Wednesday, July 22, 2020

No Moral Imagination


Our political leaders keep saying that we're getting back to normal. But, George Monbiot writes, we don't want to go there:

Of course, we would all like to leave the pandemic behind, with its devastating impacts on physical and mental health, its exacerbation of loneliness, the lack of schooling and the collapse in employment. But this doesn’t mean that we want to return to the bizarre and frightening world the government defines as normal. Ours was no land of lost content, but a place in which lethal crises were gathering long before the pandemic struck. Alongside our many political and economic dysfunctions, normality meant accelerating the strangest and deepest predicament humankind has ever confronted: the collapse of our life-support systems.

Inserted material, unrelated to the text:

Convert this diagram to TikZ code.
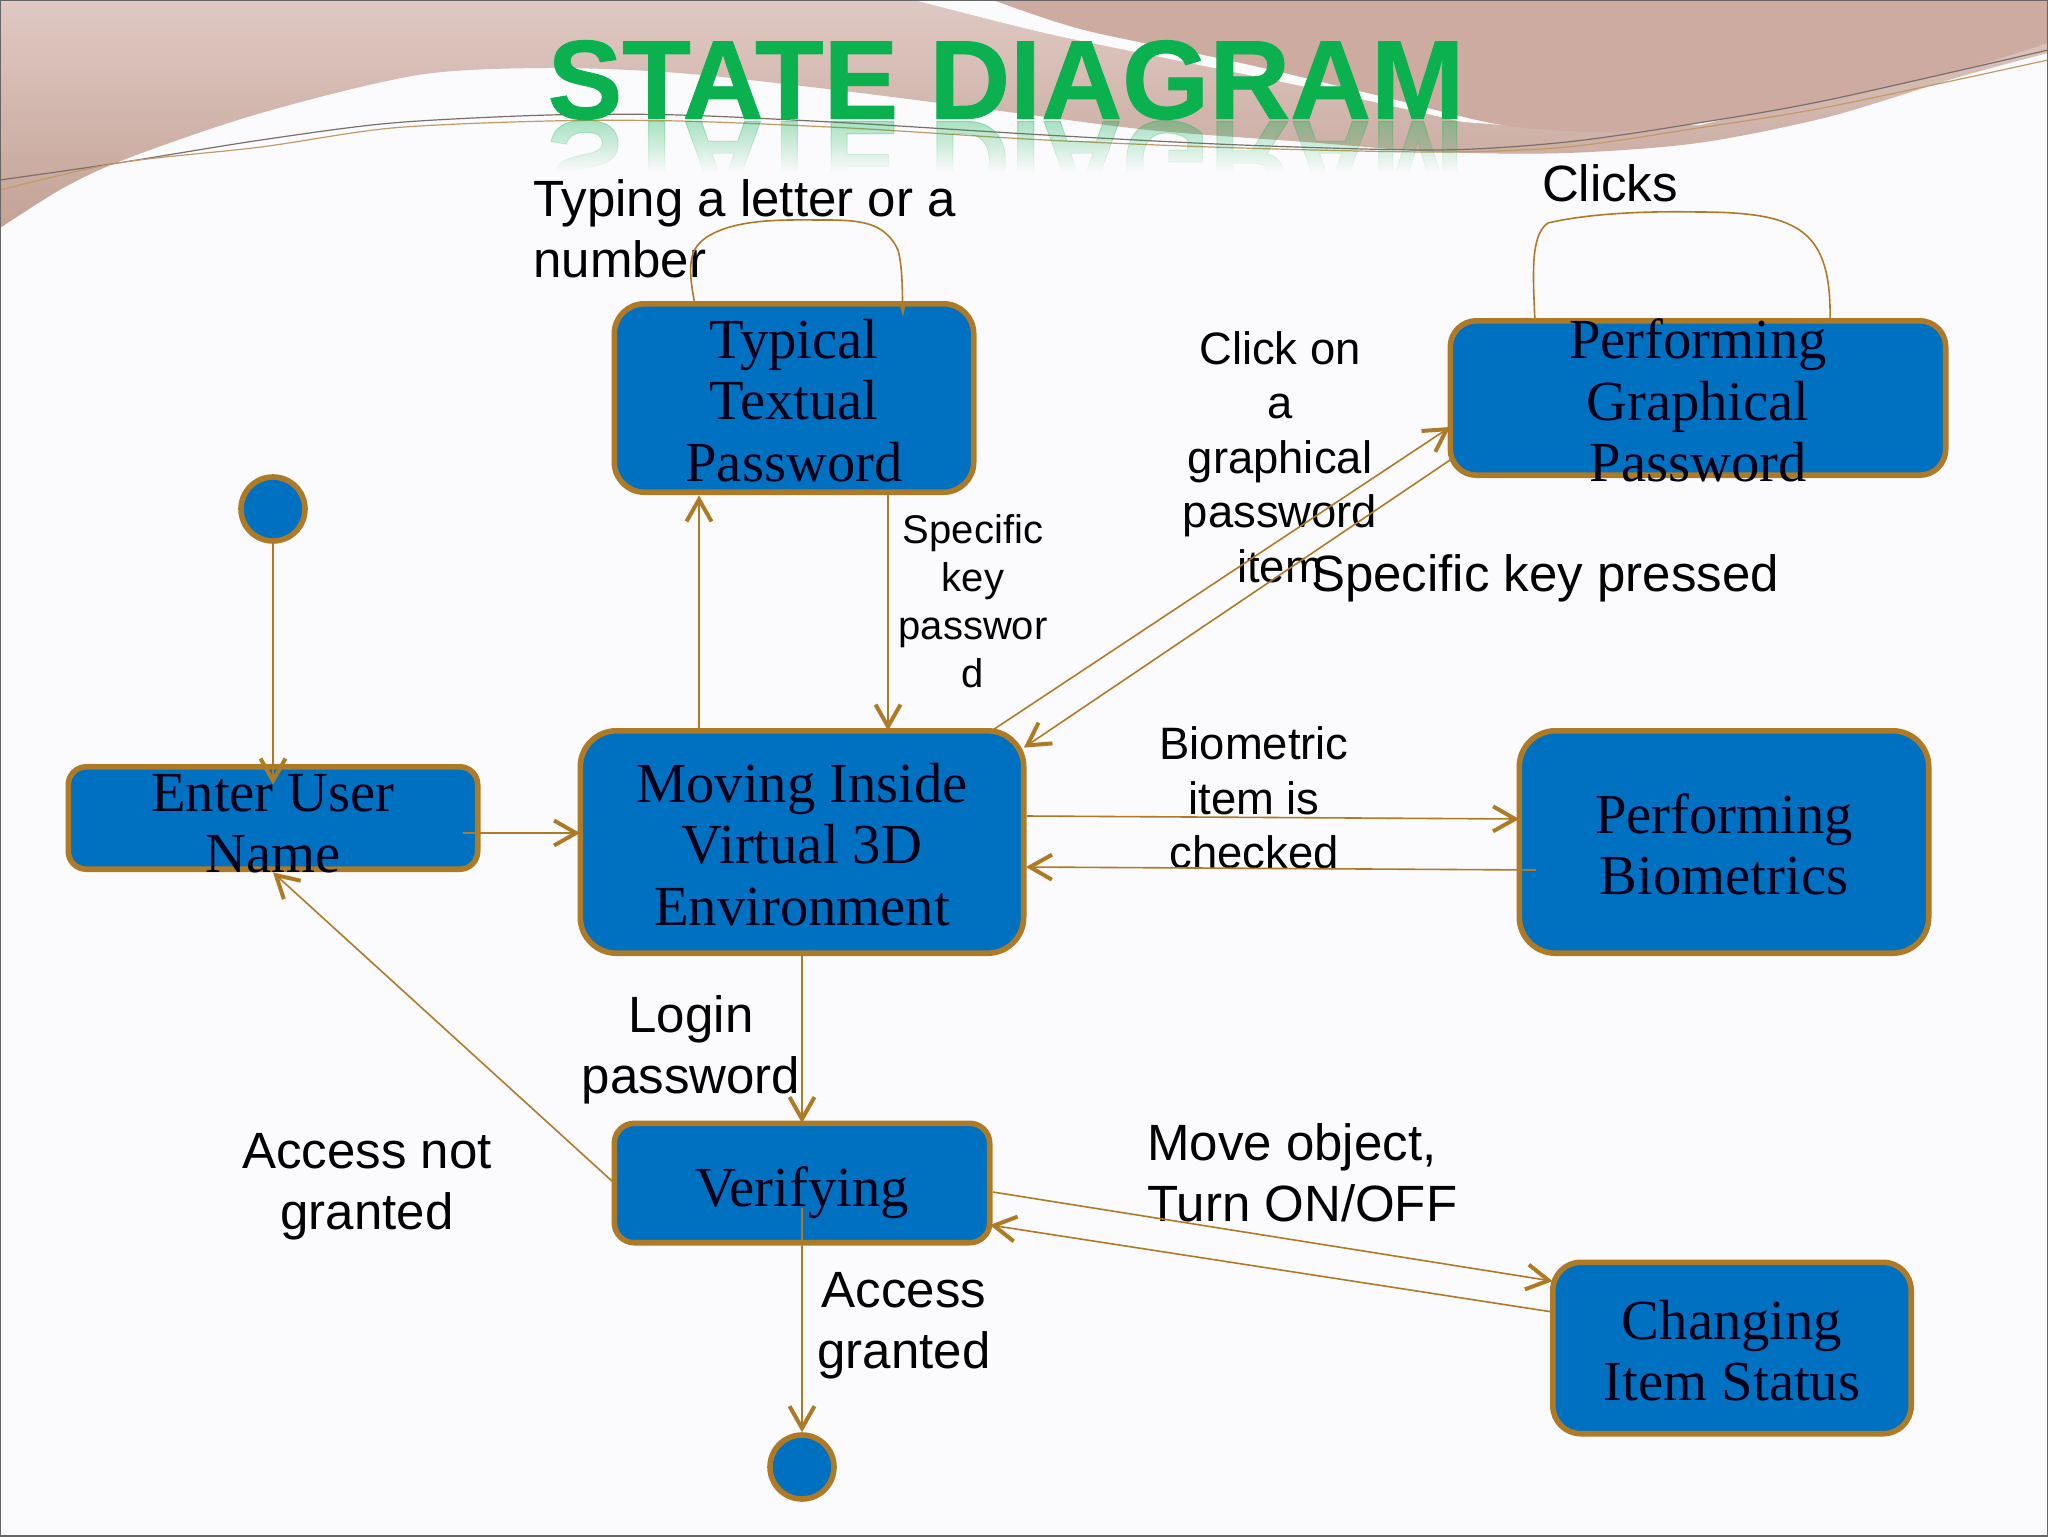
\documentclass[tikz,border=0pt]{standalone}
\usepackage{fontspec}
\setmainfont{Liberation Sans}
\newfontfamily\boxfont{Liberation Serif}
\newfontfamily\titlefont[BoldFeatures={FakeBold=0.8}]{Liberation Sans}
\usetikzlibrary{arrows.meta,calc,fadings}
\definecolor{stateblue}{HTML}{0070C0}
\definecolor{flowbrown}{HTML}{AF7A26}
\definecolor{titlegreen}{HTML}{0BB04F}
\definecolor{wavetop}{HTML}{DFC9C3}
\definecolor{wavelow}{HTML}{C4A296}
\definecolor{waveright}{HTML}{CDABA0}
\definecolor{paper}{HTML}{FBFBFD}
\tikzset{
  statebox/.style={draw=flowbrown,fill=stateblue,line width=2.8pt,outer sep=.1pt,inner sep=0pt},
  dot/.style={circle,draw=flowbrown,fill=stateblue,line width=2.8pt,minimum size=32pt,inner sep=0pt},
  boxtext/.style={align=center,yshift=-1.3pt,font=\boxfont\fontsize{28.3}{30.7}\selectfont,text=black!90!blue},
  biglabel/.style={align=center,font=\fontsize{25.5}{30.7}\selectfont},
  midlabel/.style={align=center,font=\fontsize{22.7}{27.2}\selectfont},
  smalllabel/.style={align=center,font=\fontsize{20}{24}\selectfont},
  titletext/.style={inner sep=0pt,font=\titlefont\bfseries\fontsize{56}{60}\selectfont},
  flow/.style={draw=flowbrown,line width=.8pt,-{_ Straight Barb[length=11pt,width=12.5pt,line width=2pt]}},
  loopline/.style={draw=flowbrown,line width=.8pt}
}
\begin{document}
\begin{tikzpicture}[x=.5pt,y=-.5pt]
    \useasboundingbox (0,0) rectangle (2048,1536);
    % backdrop
    \fill[paper] (0,0) rectangle (2048,1536);
    \shade[top color=wavetop,bottom color=wavelow] (0,0) -- (0,228) -- plot[smooth] coordinates {(0,228) (65,187) (131,157) (261,113) (418,75) (548,68) (679,73) (836,90) (993,110) (1149,130) (1306,142) (1437,152) (1567,153) (1698,143) (1828,117) (1959,77) (2048,53)} -- (2048,0) -- cycle;
    \fill[paper] (914,0) -- plot[smooth] coordinates {(914,0) (1045,33) (1175,60) (1306,87) (1463,122)} -- (1502,125) -- (1700,125) -- (2048,43) -- (2048,0) -- cycle;
    \fill[waveright] (993,0) -- plot[smooth] coordinates {(993,0) (1084,30) (1241,63) (1384,97) (1502,125) (1606,132) (1698,123) (1828,100) (1960,70) (2048,43)} -- (2048,0) -- cycle;
    \draw[black!45!wavetop,line width=.6pt] plot[smooth] coordinates {(0,180) (118,163) (261,140) (392,123) (549,115) (679,115) (849,123) (1045,135) (1241,145) (1437,150) (1567,142) (1698,123) (1828,100) (2048,50)};
    \draw[flowbrown!60!wavetop,line width=.6pt] plot[smooth] coordinates {(0,190) (118,163) (261,147) (392,128) (549,121) (679,121) (849,128) (1045,140) (1241,148) (1437,152) (1567,147) (1698,128) (1828,107) (2048,60)};
    \draw[black!70!wavetop,line width=1.5pt] (0,0) -- (2048,0);
    \draw[black!60,line width=1pt] (0,0) rectangle (2048,1536);
    % title
    \begin{scope}
        \path[scope fading=south] (540,120) rectangle (1470,172);
        \node[titletext,text=titlegreen,text opacity=.35,yscale=-1] (titleshade) at (1006,160) {STATE DIAGRAM};
    \end{scope}
    \node[titletext,text=titlegreen] (title) at (1006,80) {STATE DIAGRAM};
    % states
    \node[statebox,minimum width=179.7pt,minimum height=94.2pt,rounded corners=15pt,label={[boxtext]center:Typical\\Textual\\Password}] (typical) at (794,398) {};
    \node[statebox,minimum width=247.7pt,minimum height=77.2pt,rounded corners=13pt,label={[boxtext]center:Performing\\Graphical\\Password}] (graphical) at (1698,398) {};
    \node[statebox,minimum width=221.7pt,minimum height=111.2pt,rounded corners=18pt,label={[boxtext]center:Moving Inside\\Virtual 3D\\Environment}] (moving) at (802,842) {};
    \node[statebox,minimum width=204.7pt,minimum height=51.2pt,rounded corners=9pt,label={[boxtext,yshift=-1.7pt]center:Enter User\\Name}] (enter) at (273,818) {};
    \node[statebox,minimum width=204.7pt,minimum height=111.2pt,rounded corners=18pt,label={[boxtext]center:Performing\\Biometrics}] (biometrics) at (1724,842) {};
    \node[statebox,minimum width=187.7pt,minimum height=59.7pt,rounded corners=10pt,label={[boxtext,yshift=-3.3pt]center:Verifying}] (verifying) at (802,1183) {};
    \node[statebox,minimum width=179.2pt,minimum height=85.7pt,rounded corners=14pt,label={[boxtext]center:Changing\\Item Status}] (changing) at (1732,1348) {};
    \node[dot] (startdot) at (273,509) {};
    \node[dot] (enddot) at (802,1467) {};
    % labels
    \node[biglabel,align=left,anchor=west,inner sep=0pt] (typinglabel) at (533,229) {Typing a letter or a\\number};
    \node[biglabel] (clickslabel) at (1610,183) {Clicks};
    \node[midlabel] (clickonlabel) at (1280,457) {Click on\\a\\graphical\\password\\item};
    \node[biglabel] (keypressedlabel) at (1545,578) {Specific key pressed};
    \node[smalllabel] (keylabel) at (973,601) {Specific\\key\\passwor\\d};
    \node[midlabel] (checkedlabel) at (1254,798) {Biometric\\item is\\checked};
    \node[biglabel] (loginlabel) at (691,1050) {Login\\password};
    \node[biglabel] (notgrantedlabel) at (367,1187) {Access not\\granted};
    \node[biglabel] (grantedlabel) at (904,1326) {Access\\granted};
    \node[biglabel,align=left,anchor=west,inner sep=0pt] (movelabel) at (1147,1173) {Move object,\\Turn ON/OFF};
    % connectors
    \draw[flow] (startdot.south) -- ($(enter.north)+(0,18)$);
    \draw[flow] ($(enter.east)+(-15,15)$) -- ($(moving.west)+(0,-9)$);
    \draw[flow] ($(moving.north)+(-103,0)$) -- ($(typical.south)+(-95,3)$);
    \draw[flow] ($(typical.south)+(94,0)$) -- ($(moving.north)+(86,0)$);
    \draw[flow] ($(moving.north east)+(-32,0)$) -- ($(graphical.west)+(0,29)$);
    \draw[flow] ($(graphical.west)+(0,62)$) -- ($(moving.north east)+(0,17)$);
    \draw[flow] ($(moving.east)+(3,-26)$) -- ($(biometrics.west)+(0,-23)$);
    \draw[flow] ($(biometrics.west)+(17,28)$) -- ($(moving.east)+(2,25)$);
    \draw[flow] (moving.south) -- (verifying.north);
    \draw[flow] (verifying.west) -- ($(enter.south)+(0,3)$);
    \draw[flow] ($(verifying.south)+(0,-35)$) -- (enddot.north);
    \draw[flow] ($(verifying.east)+(3,9)$) -- ($(changing.north west)+(0,19)$);
    \draw[flow] ($(changing.west)+(0,-36)$) -- ($(verifying.east)+(0,42)$);
    % self loops
    \draw[loopline,-{Straight Barb[length=6pt,width=3pt,line width=.8pt]}] ($(typical.north)+(-99,1)$) .. controls (686,260) and (690,245) .. (714,233) .. controls (745,218) and (790,220) .. (825,220) .. controls (860,220) and (885,222) .. (898,250) .. controls (903,270) and (902,290) .. ($(typical.north)+(109,13)$);
    \draw[loopline] ($(graphical.north)+(-163,2)$) .. controls (1533,275) and (1530,235) .. (1548,223) .. controls (1590,213) and (1650,211) .. (1698,212) .. controls (1800,212) and (1832,230) .. ($(graphical.north)+(132,2)$);
\end{tikzpicture}
\end{document}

The evidence of that dysfunction is everywhere:

Last month, confined to our homes, we watched columns of smoke rising from the Arctic, where temperatures reached a highly abnormal 38C. Such apocalyptic imagery is becoming the backdrop to our lives. We scroll past images of fire consuming Australia, California, Brazil, Indonesia, inadvertently normalising them. In a brilliant essay at the beginning of this year, the author Mark O’Connell described this process as “the slow atrophying of our moral imaginations”. We are acclimatising ourselves to our existential crisis.
This month we learned that $10bn-worth of precious metals, such as gold and platinum, are dumped in landfill every year, embedded in tens of millions of tonnes of lesser materials, in the form of electronic waste. The world’s production of e-waste is rising by 4% a year. It is driven by another outlandish norm: planned obsolescence. Our appliances are designed to break down, they are deliberately engineered not to be repaired. This is one of the reasons why the average smartphone, containing precious materials extracted at great environmental cost, lasts for between two and three years, while the average desktop printer prints for a total of five hours and four minutes before it is discarded.
The living world, and the people it supports, cannot sustain this level of consumption, but normal life depends on it. The compound, cascading effects of dysbiosis push us towards what some scientists warn could be global systemic collapse.

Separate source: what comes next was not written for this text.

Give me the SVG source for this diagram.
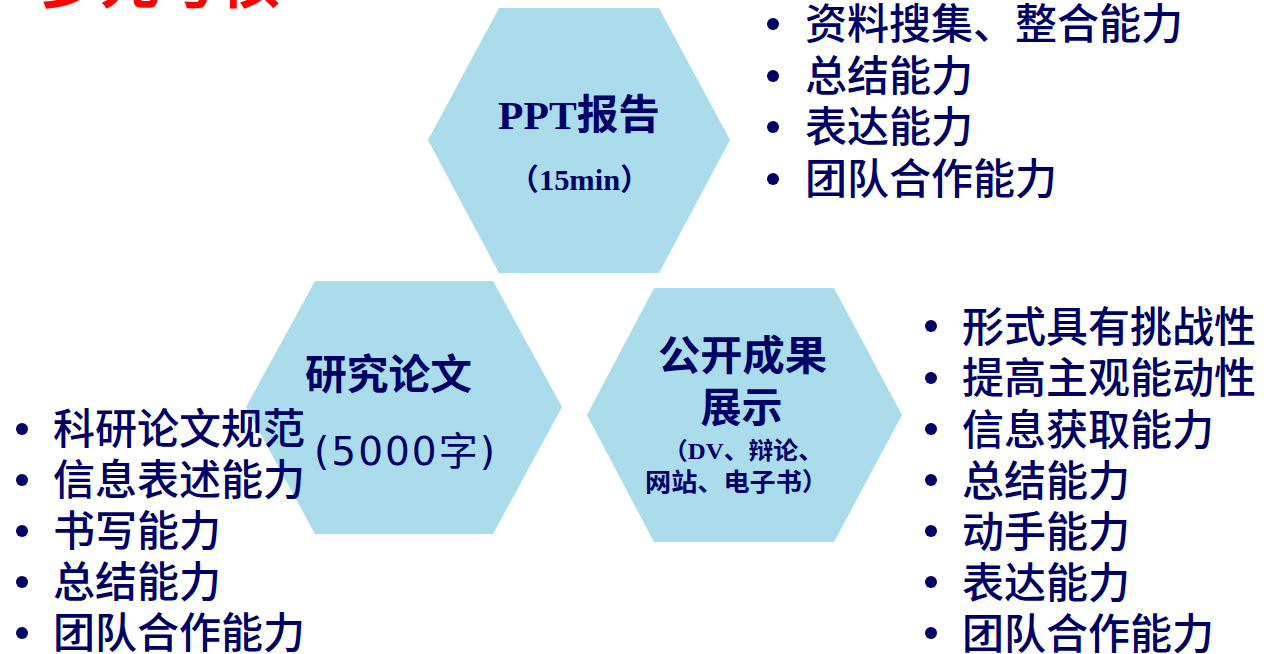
<svg xmlns="http://www.w3.org/2000/svg" width="1271" height="654" viewBox="0 0 1271 654">
<style>
.hex{fill:#aadcec;stroke:none}
.t{fill:#000066;font-family:"Liberation Serif","Noto Sans CJK SC",serif;font-weight:bold}
.ts{fill:#000066;font-family:"DejaVu Sans","Noto Sans CJK SC",sans-serif}
.li{fill:#000066;font-family:"Noto Sans CJK SC",sans-serif;font-size:42px;font-weight:500}
.b{fill:#000066}
.title{fill:#ff0000;font-family:"Noto Sans CJK SC",sans-serif;font-weight:bold;font-size:60px}
</style>
<rect width="1271" height="654" fill="#ffffff"/>
<text class="title" x="40" y="3">多元考核</text>
<g id="node-ppt">
<polygon class="hex" points="499,8 659,8 730,140 659,273 499,273 428,140"/>
<text class="t" x="579" y="129" font-size="41" text-anchor="middle" textLength="162" lengthAdjust="spacingAndGlyphs">PPT报告</text>
<text class="t" x="579.5" y="190" font-size="30" text-anchor="middle" textLength="142" lengthAdjust="spacingAndGlyphs">（15min）</text>
</g>
<g id="node-paper">
<polygon class="hex" points="315,281 493,281 562,407 493,534 315,534 246,407"/>
<text class="t" x="388.5" y="389" font-size="41" text-anchor="middle" textLength="167" lengthAdjust="spacingAndGlyphs">研究论文</text>
<text class="ts" x="314" y="465" font-size="39" textLength="181" lengthAdjust="spacing">(5000字)</text>
</g>
<g id="node-show">
<polygon class="hex" points="654,288 834,288 902,415 834,542 654,542 587,415"/>
<text class="t" x="742.5" y="370" font-size="41" text-anchor="middle" textLength="169" lengthAdjust="spacingAndGlyphs">公开成果</text>
<text class="t" x="741.5" y="422" font-size="41" text-anchor="middle">展示</text>
<text class="t" x="743" y="459" font-size="24" text-anchor="middle" textLength="160" lengthAdjust="spacingAndGlyphs">（DV、辩论、</text>
<text class="t" x="736.5" y="491" font-size="25" text-anchor="middle" textLength="183" lengthAdjust="spacingAndGlyphs">网站、电子书）</text>
</g>
<g id="list-ppt">
<circle class="b" cx="773" cy="24" r="6"/>
<circle class="b" cx="773" cy="76" r="6"/>
<circle class="b" cx="773" cy="127" r="6"/>
<circle class="b" cx="773" cy="179" r="6"/>
<text class="li" x="805" y="39">资料搜集、整合能力</text>
<text class="li" x="805" y="91">总结能力</text>
<text class="li" x="805" y="142">表达能力</text>
<text class="li" x="805" y="194">团队合作能力</text>
</g>
<g id="list-paper">
<circle class="b" cx="22" cy="429" r="6"/>
<circle class="b" cx="22" cy="480" r="6"/>
<circle class="b" cx="22" cy="531" r="6"/>
<circle class="b" cx="22" cy="582" r="6"/>
<circle class="b" cx="22" cy="633" r="6"/>
<text class="li" x="53" y="444">科研论文规范</text>
<text class="li" x="53" y="495">信息表述能力</text>
<text class="li" x="53" y="546">书写能力</text>
<text class="li" x="53" y="597">总结能力</text>
<text class="li" x="53" y="648">团队合作能力</text>
</g>
<g id="list-show">
<circle class="b" cx="931" cy="326" r="6"/>
<circle class="b" cx="931" cy="378" r="6"/>
<circle class="b" cx="931" cy="429" r="6"/>
<circle class="b" cx="931" cy="480" r="6"/>
<circle class="b" cx="931" cy="531" r="6"/>
<circle class="b" cx="931" cy="582" r="6"/>
<circle class="b" cx="931" cy="633" r="6"/>
<text class="li" x="962" y="342">形式具有挑战性</text>
<text class="li" x="962" y="393">提高主观能动性</text>
<text class="li" x="962" y="445">信息获取能力</text>
<text class="li" x="962" y="496">总结能力</text>
<text class="li" x="962" y="547">动手能力</text>
<text class="li" x="962" y="598">表达能力</text>
<text class="li" x="962" y="649">团队合作能力</text>
</g>
<g id="connectors"></g>
</svg>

And, while ordinary citizens get it, our leaders don't:

 A YouGov survey suggests that eight out of 10 people want the government to prioritise health and wellbeing above economic growth during the pandemic, and six out of 10 would like it to stay that way when (or if) the virus abates. A survey by Ipsos produced a similar result: 58% of British people want a green economic recovery, while 31% disagree. As in all such polls, Britain sits close to the bottom of the range. By and large, the poorer the nation, the greater the weight its people give to environmental issues. In China, in the same survey, the proportions are 80% and 16%, and in India, 81% and 13%. The more we consume, the more our moral imagination atrophies.

And that is precisely the problem: Our leaders lack moral imagination.

Image: You Tube

4 comments:

Lorne said...

As usual, Monbiot is spot-on, Owen. It would be nice to think that a new order of priorities will develop after we emerge from our collective Covid-19 trauma, but our system and those we elect suggest a low probability of such an outcome.

Owen Gray said...

Monbiot's analyses are always incisive, Lorne. Unfortunately, those who are in the driver's seat lack his moral imagination.

The Disaffected Lib said...

I wrote a post on this theme yesterday, Owen. Unlike Monbiot, I don't see that we're going to be able to change course, certainly not in the remaining time available to us.

"The devilish part of this predicament, Cap, is not that we're consuming too much. It's that we are dependent on continuing to consume land and resources that our biosphere can no longer provide. We're mortally dependent on a Potemkin charade."

There is no way for humanity to return to a state of harmony with the finite natural limits of this planet that doesn't involve both an abrupt reduction in standard of living and depopulation. As climate change worsens, meeting those imperatives in any controlled way, will become much more difficult. The thing is if we don't get there on our own terms, we'll still get there in other, more devastating ways.

Many of us want a new order. We only balk at the idea of sacrifice and doing without.

Owen Gray said...

That's exactly the point, Mound. Establishing a new order will be costly. And we simply don't want to pay the price. But it's a case of pay me now or pay me later.